Lors de l'examen du texte en commission, j'ai soulevé une question toute simple : qui assurera cette surveillance électronique mobile, et quels moyens budgétaires sont prévus à cette fin ? Mme la ministre d'État m'a répondu, sans plus de précisions, qu'elle avait prévu « des moyens significatifs pour la prise en compte du risque de récidive et les peines alternatives, notamment à travers l'acquisition de 7 000 bracelets électroniques ». Lors de la discussion des crédits de la mission « Justice », notre collègue Serge Blisko a fait observer, à juste titre, qu'il ne suffisait pas d'acheter des bracelets, mais qu'il fallait aussi augmenter le nombre et la qualification des personnels chargés des fonctions de surveillance et de probation des personnes faisant l'objet des mesures de sûreté ainsi définies.

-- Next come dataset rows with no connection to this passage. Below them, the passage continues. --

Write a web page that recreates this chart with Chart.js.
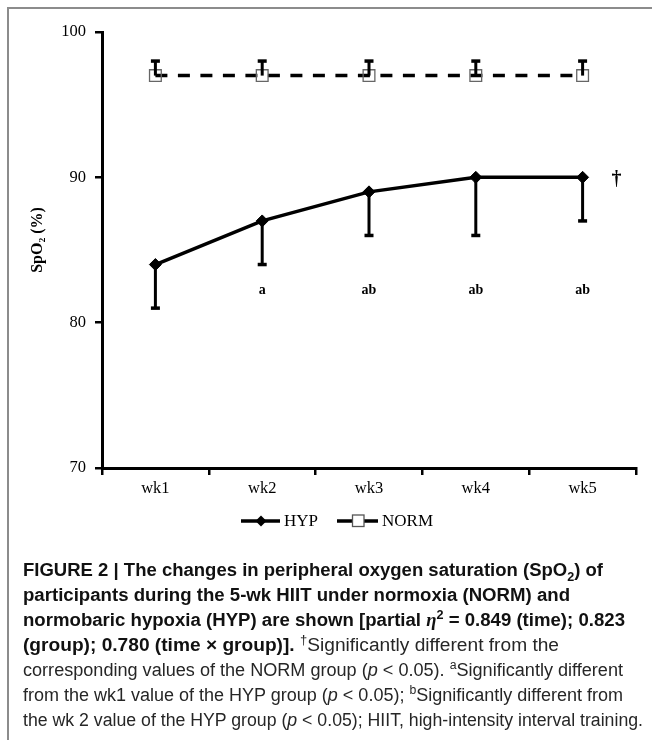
<!DOCTYPE html>
<html><head><meta charset="utf-8">
<script src="https://cdn.jsdelivr.net/npm/chart.js@4"></script>
<style>
html,body{margin:0;padding:0;background:#fff;}
body{width:652px;height:740px;position:relative;overflow:hidden;}
#frame{position:absolute;left:7px;top:7px;width:700px;height:800px;border-top:2px solid #8c8c8c;border-left:2px solid #8c8c8c;}
#wrap{position:absolute;left:0;top:0;width:652px;height:560px;}
.cap{position:absolute;left:23px;white-space:nowrap;font-family:"Liberation Sans",Arial,sans-serif;font-size:18px;line-height:25px;height:25px;color:#262626;transform-origin:0 50%;}
.b{font-weight:bold;color:#111;}
.cap sub,.cap sup{font-size:0.68em;line-height:0;}
</style></head>
<body>
<div id="frame"></div>
<div id="wrap"><canvas id="c" width="652" height="560"></canvas></div>
<div class="cap b" style="top:558px" data-w="580">FIGURE 2 | The changes in peripheral oxygen saturation (SpO<sub>2</sub>) of</div>
<div class="cap b" style="top:583px" data-w="547">participants during the 5-wk HIIT under normoxia (NORM) and</div>
<div class="cap b" style="top:608px" data-w="602">normobaric hypoxia (HYP) are shown [partial <i style="font-family:'Liberation Serif',serif">η</i><sup>2</sup> = 0.849 (time); 0.823</div>
<div class="cap" style="top:633px" data-w="536"><span class="b">(group); 0.780 (time × group)].</span> <sup>†</sup>Significantly different from the</div>
<div class="cap" style="top:658px" data-w="600">corresponding values of the NORM group (<i>p</i> &lt; 0.05). <sup>a</sup>Significantly different</div>
<div class="cap" style="top:683px" data-w="600">from the wk1 value of the HYP group (<i>p</i> &lt; 0.05); <sup>b</sup>Significantly different from</div>
<div class="cap" style="top:708px" data-w="620">the wk 2 value of the HYP group (<i>p</i> &lt; 0.05); HIIT, high-intensity interval training.</div>
<script>
// ---- data ----
const categories = ['wk1', 'wk2', 'wk3', 'wk4', 'wk5'];
const hypValues = [84, 87, 89, 90, 90];
const hypErrLower = [3, 3, 3, 4, 3];
const normValues = [97, 97, 97, 97, 97];
const normErrUpper = [1, 1, 1, 1, 1];
const sigLabels = ['', 'a', 'ab', 'ab', 'ab'];
const sigLabelValue = 82.2;
const daggerLabel = '†';
const daggerValue = 90;
const yMin = 70, yMax = 100, yStep = 10;
const seriesNames = ['HYP', 'NORM'];
const yTitle = '     SpO₂ (%)';

// fit caption lines
document.querySelectorAll('.cap').forEach(el => {
  const target = parseFloat(el.dataset.w);
  const w = el.getBoundingClientRect().width;
  el.style.transform = 'scaleX(' + (target / w) + ')';
});

const serif = '"Liberation Serif", "Times New Roman", serif';

const extrasPlugin = {
  id: 'extras',
  afterDatasetsDraw(chart) {
    const ctx = chart.ctx, xs = chart.scales.x, ys = chart.scales.y;
    ctx.save();
    ctx.strokeStyle = '#000';
    ctx.lineCap = 'butt';
    const bars = (vals, errs, dir) => {
      vals.forEach((v, i) => {
        const px = xs.getPixelForValue(i);
        const p0 = ys.getPixelForValue(v);
        const p1 = ys.getPixelForValue(v + dir * errs[i]);
        ctx.lineWidth = 3;
        ctx.beginPath(); ctx.moveTo(px, p0); ctx.lineTo(px, p1); ctx.stroke();
        ctx.lineWidth = 3.5;
        ctx.beginPath(); ctx.moveTo(px - 4.5, p1); ctx.lineTo(px + 4.5, p1); ctx.stroke();
      });
    };
    bars(hypValues, hypErrLower, -1);
    bars(normValues, normErrUpper, 1);
    // significance letters
    ctx.fillStyle = '#000';
    ctx.font = 'bold 14px ' + serif;
    ctx.textAlign = 'center';
    ctx.textBaseline = 'middle';
    sigLabels.forEach((t, i) => {
      if (t) ctx.fillText(t, xs.getPixelForValue(i), ys.getPixelForValue(sigLabelValue));
    });
    // dagger
    ctx.font = 'bold 20px ' + serif;
    ctx.fillText(daggerLabel, xs.getPixelForValue(categories.length - 1) + 34, ys.getPixelForValue(daggerValue) + 2);
    ctx.restore();
  },
  afterDraw(chart) {
    const ctx = chart.ctx;
    const ly = 521;
    ctx.save();
    ctx.strokeStyle = '#000';
    ctx.fillStyle = '#000';
    ctx.font = '17px ' + serif;
    ctx.textBaseline = 'middle';
    ctx.textAlign = 'left';
    // HYP item
    ctx.lineWidth = 3.5;
    ctx.beginPath(); ctx.moveTo(241, ly); ctx.lineTo(280, ly); ctx.stroke();
    ctx.beginPath();
    ctx.moveTo(261, ly - 5.5); ctx.lineTo(266.5, ly); ctx.lineTo(261, ly + 5.5); ctx.lineTo(255.5, ly); ctx.closePath();
    ctx.fill();
    ctx.fillText(seriesNames[0], 284, ly + 1);
    // NORM item
    ctx.beginPath(); ctx.moveTo(337, ly); ctx.lineTo(352, ly); ctx.stroke();
    ctx.beginPath(); ctx.moveTo(364, ly); ctx.lineTo(378, ly); ctx.stroke();
    ctx.lineWidth = 1.3;
    ctx.strokeStyle = '#555';
    ctx.strokeRect(352.5, ly - 6, 11.5, 11.5);
    ctx.fillText(seriesNames[1], 382, ly + 1);
    ctx.restore();
  }
};

new Chart(document.getElementById('c'), {
  type: 'line',
  data: {
    labels: categories,
    datasets: [
      {
        label: seriesNames[0], data: hypValues,
        borderColor: '#000', borderWidth: 3.5, tension: 0,
        pointStyle: 'rectRot', pointRadius: 6,
        pointBackgroundColor: '#000', pointBorderColor: '#000', pointBorderWidth: 1
      },
      {
        label: seriesNames[1], data: normValues,
        borderColor: '#000', borderWidth: 3.5, borderDash: [12, 10.5], tension: 0,
        pointStyle: 'rect', pointRadius: 8.3,
        pointBackgroundColor: 'rgba(0,0,0,0)', pointBorderColor: '#666', pointBorderWidth: 1.3
      }
    ]
  },
  options: {
    responsive: false,
    animation: false,
    events: [],
    layout: { padding: { left: 0, top: 32, right: 16, bottom: 56 } },
    plugins: { legend: { display: false }, tooltip: { enabled: false } },
    scales: {
      x: {
        type: 'category',
        offset: true,
        grid: { offset: true, drawOnChartArea: false, drawTicks: true, tickLength: 7, color: '#000', lineWidth: 2.5 },
        border: { display: true, color: '#000', width: 3 },
        ticks: { color: '#000', font: { family: serif, size: 16.5 }, padding: 4, maxRotation: 0 },
        afterFit(s) { s.height = 36; }
      },
      y: {
        min: yMin, max: yMax,
        grid: { drawOnChartArea: false, drawTicks: true, tickLength: 7, color: '#000', lineWidth: 2.5 },
        border: { display: true, color: '#000', width: 3 },
        ticks: { stepSize: yStep, color: '#000', font: { family: serif, size: 16.5 }, padding: 9 },
        title: { display: true, text: yTitle, color: '#000', font: { family: serif, size: 16, weight: 'bold' }, padding: { top: 28, bottom: 0 } },
        afterFit(s) { s.width = 102; }
      }
    }
  },
  plugins: [extrasPlugin]
});
</script>
</body></html>
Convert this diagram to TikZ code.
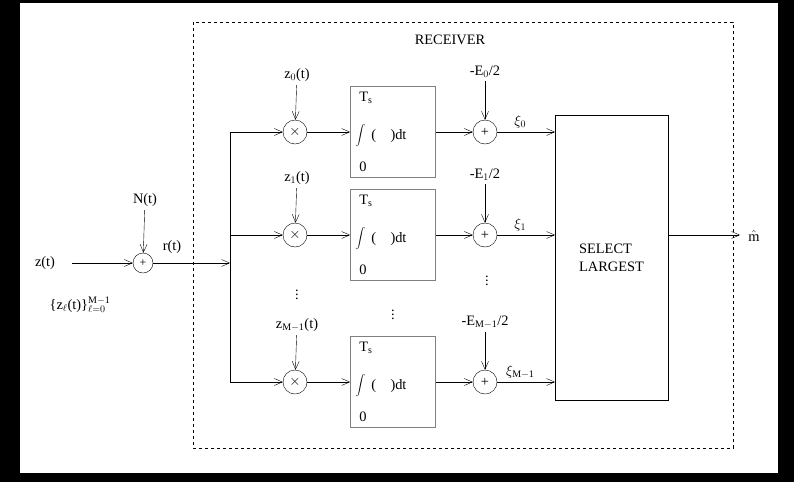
\documentclass[tikz,border=0pt]{standalone}
\usepackage{fontspec}
\setmainfont{Liberation Serif}
\usetikzlibrary{arrows.meta,positioning}
\tikzset{
  sig/.style={-{Straight Barb[length=8pt,width=7pt]}},
  junc/.style={circle,draw,inner sep=0pt,minimum size=22pt},
  intbox/.style={draw=gray,thick,minimum width=85pt,minimum height=91pt}
}
\begin{document}
\begin{tikzpicture}[x=1pt,y=-1pt,font=\Large]
        \fill[black] (0,0) rectangle (794,482);
        \fill[white] (20,3) rectangle (778,473);
        \useasboundingbox (0,0) rectangle (794,482);

        \draw[dashed] (193,22) rectangle (733,448);
        \node at (450,40) {RECEIVER};

        % input side
        \node (zt) at (45,263) {z(t)};
        \node at (80,305) {\{z$_\ell$(t)\}$_{\ell=0}^{\mathrm{M-1}}$};
        \node[junc,minimum size=20pt] (add) at (143,263) {\large +};
        \node (noise) at (145,200) {N(t)};
        \coordinate (zin) at (72,263);
        \coordinate (split) at (230,263);
        \draw[sig] (zin) -- (add);
        \draw[sig] (noise) -- (add);
        \draw[sig] (add) -- (split);
        \node at (172,247) {r(t)};
        \coordinate (top) at (230,132);
        \coordinate (bot) at (230,382);
        \draw (top) -- (bot);

        % branches
        \foreach \n/\y/\zl/\el/\xl in {0/132/{z$_0$(t)}/{-E$_0$/2}/{$\xi_0$},
                                      1/235/{z$_1$(t)}/{-E$_1$/2}/{$\xi_1$},
                                      2/382/{z$_{\mathrm{M-1}}$(t)}/{-E$_{\mathrm{M-1}}$/2}/{$\xi_{\mathrm{M-1}}$}}{
          \coordinate (tap\n) at (230,\y);
          \node[junc,minimum size=24pt] (mul\n) at (295,\y) {$\times$};
          \node (zsig\n) at (297,\y-57) {\zl};
          \node[intbox] (int\n) at (393,\y) {};
          \node[anchor=north west,inner sep=1pt] at ([shift={(8,5)}]int\n.north west) {T$_\mathrm{s}$};
          \node[anchor=west,inner sep=1pt] at ([shift={(4,4)}]int\n.west) {$\displaystyle\int$ \,(\quad)dt};
          \node[anchor=south west,inner sep=1pt] at ([shift={(8,-5)}]int\n.south west) {0};
          \node[junc,minimum size=24pt] (sum\n) at (485,\y) {+};
          \node (en\n) at (485,\y-60) {\el};
          \coordinate (sel\n) at (555,\y);
          \draw[sig] (tap\n) -- (mul\n);
          \draw[sig] (zsig\n) -- (mul\n);
          \draw[sig] (mul\n) -- (int\n);
          \draw[sig] (int\n) -- (sum\n);
          \draw[sig] (en\n) -- (sum\n);
          \draw[sig] (sum\n) -- node[above,pos=0.4] {\xl} (sel\n);
        }

        \node at (297,292) {$\vdots$};
        \node at (393,312) {$\vdots$};
        \node at (487,278) {$\vdots$};

        % decision
        \node[draw,minimum width=113pt,minimum height=285pt,align=left] (select) at (611.5,257.5) {SELECT\\LARGEST};
        \node (mhat) at (754,236) {$\hat{\mathrm{m}}$};
        \draw[sig] (select.east |- 0,235) -- (740,235);
\end{tikzpicture}
\end{document}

J'ajoute que les organisations syndicales de magistrats restent sceptiques face au développement de l'application de cette mesure aux détenus libérés, dans la mesure où, selon elles, aucun service chargé de gérer ce dispositif n'a encore été véritablement mis en place.

Le manque de précisions sur les modalités concrètes et pratiques de l'organisation nécessaire au bon fonctionnement du dispositif est de nature à nous faire douter de l'applicabilité immédiate de mesures qui nous sont soumises dans le cadre d'une procédure accélérée après que leur parcours législatif a été « gelé » pendant plus d'une année.

Enfin, ce projet de loi traduit une réaction législative visant à rassurer l'opinion, mais témoignant d'une tendance de fond qui mériterait un débat à part entière. Le châtiment ordinaire – la peine –, si sévère soit-il, n'a pas que des avantages, et nécessite des mesures complémentaires pour faire diminuer la criminalité. Les mesures de sûreté sont destinées à empêcher la commission de nouvelles infractions, mais elles sont moins fondées sur la prévention que sur une « défense sociale ».

Si les peines et les mesures de sûreté diffèrent par leur objet, leur fondement et leur taux, elles sont en commun d'être des mesures coercitives. C'est pourquoi on tend à donner aux secondes un cadre légal, même si celui-ci est moins rigoureux que celui applicable aux premières. Ainsi, notre pays se dote progressivement d'une législation prévoyant des mesures coercitives avant toute infraction. La France a la particularité d'être un des pays qui enferment le plus avant le jugement et au moment de l'instruction : 530 000 gardes à vue et 60 000 détentions provisoires en 2007 – ce qui lui vaut d'ailleurs plusieurs condamnations au plan international. Sera-t-elle aussi le pays qui enferme le plus après l'exécution de la peine ?

Les motifs auxquels obéissent de telles mesures peuvent être légitimes ; des restrictions peuvent être apportées par la loi. Toutefois, certaines pratiques obéissent à des motifs qui excèdent largement l'ordre public et, malgré les précautions prises, elles finissent par déborder leurs initiateurs, sans contribuer, hélas ! à la diminution de la délinquance ni à la protection de la population.

Honnêtement, aucun de nous ne peut souhaiter qu'un usage immodéré de ces dispositifs en modifie la perspective. En ce sens, il est plus que souhaitable que notre assemblée mène une évaluation, à court terme puis régulièrement, des législations qui instituent des mesures de sûreté. (Applaudissements sur les bancs du groupe SRC.)